How Fraunhofer IPA and WHU entrepreneurs turned robotic grasping research into Prehensio GmbH.
Note: The following contributions are personal impulses from Max Eckel. They represent individual reflections and are intended to stimulate discussion and further thought.
A while ago, Fraunhofer IPA reached out to us with a concrete situation. They had a team working on robotic manipulation. Specifically: software that helps robots reliably grasp and handle objects in the real world, even when those objects are unknown, messy, or changing. If you’ve ever seen an industrial robot fail outside of a perfectly controlled environment, you know why this is hard. And why it matters.
The technology was strong. But it was still a research project. And Fraunhofer was very clear about what was missing: a business co-founder who could help turn this into a company. What made this work was not just that they asked. The team at Fraunhofer IPA had already done something that is surprisingly rare: they had made the technology understandable and exciting to people outside their lab. No hype. No overpromising. Just a clear explanation of what problem this solves and where it could realistically be used. That’s why our business community leaned in.
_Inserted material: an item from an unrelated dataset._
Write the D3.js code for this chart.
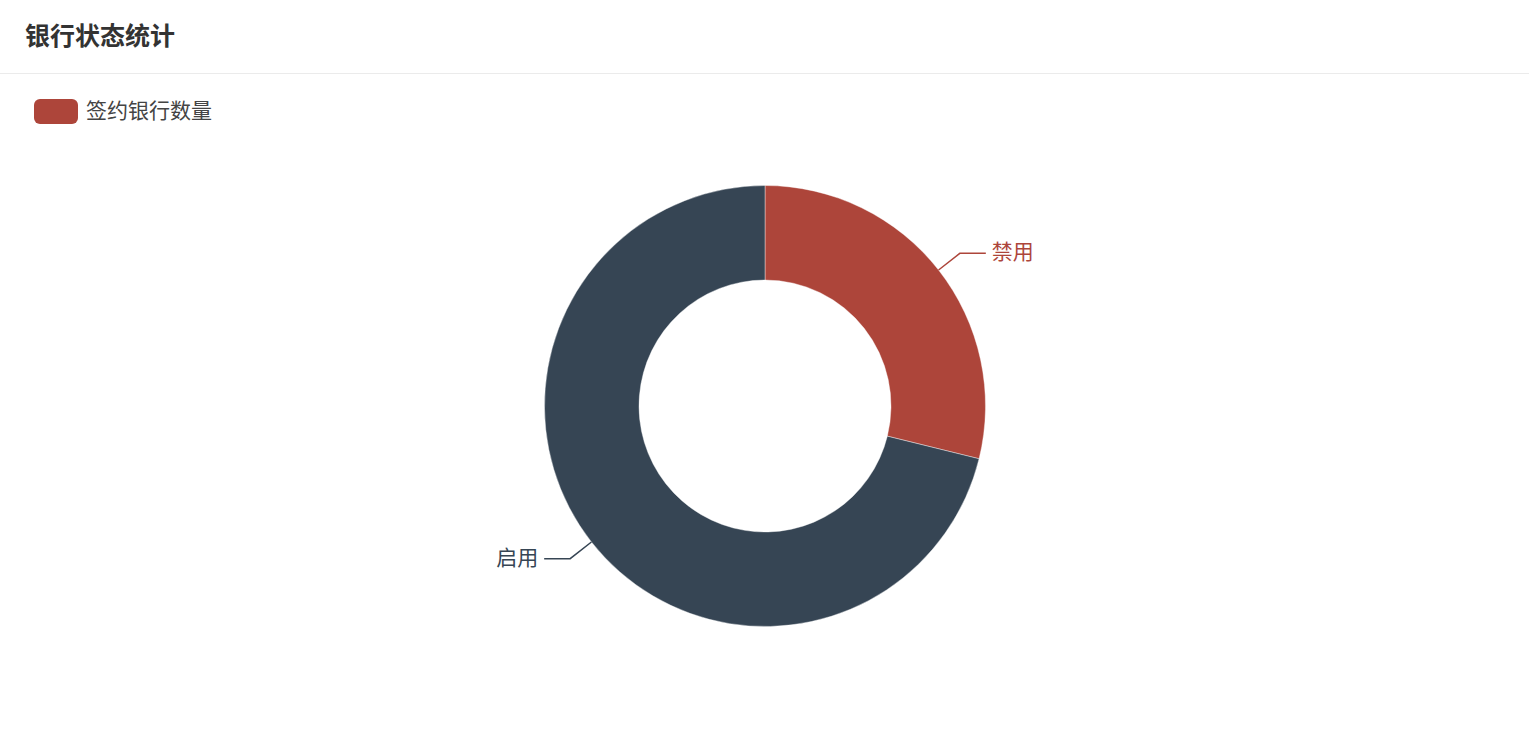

Our side of this was intentionally very unspectacular. We don’t run big deep tech demo days. We don’t create shiny new programs for every case. There are already great support structures out there. Our biggest lever is much simpler. We educate world-class entrepreneurs. So when a lab reaches out, all we really have to do is make the opportunity visible. An email from a research group. An internal “job posting”. A few WhatsApp messages. That’s it.
Several WHU alums reached out. One of them was Franz Dornbach. Franz joined early, when this was still half research project, half company. Together with the technical founding team, he helped shape what is now Prehensio GmbH: a robotics and AI venture bringing advanced grasping and manipulation software out of the lab and into real industrial use cases.
They applied for exist - from science to business Forschungstransfer. They got it. And Prehensio has now officially left stealth. What I like about this story is how little theater it contains. Just a research institute that did the work to make its technology accessible. And a founder willing to commit before anything looked finished.
Congrats to Franz and the entire Prehensio team. And real kudos to Fraunhofer IPA for building a bridge that people actually want to cross.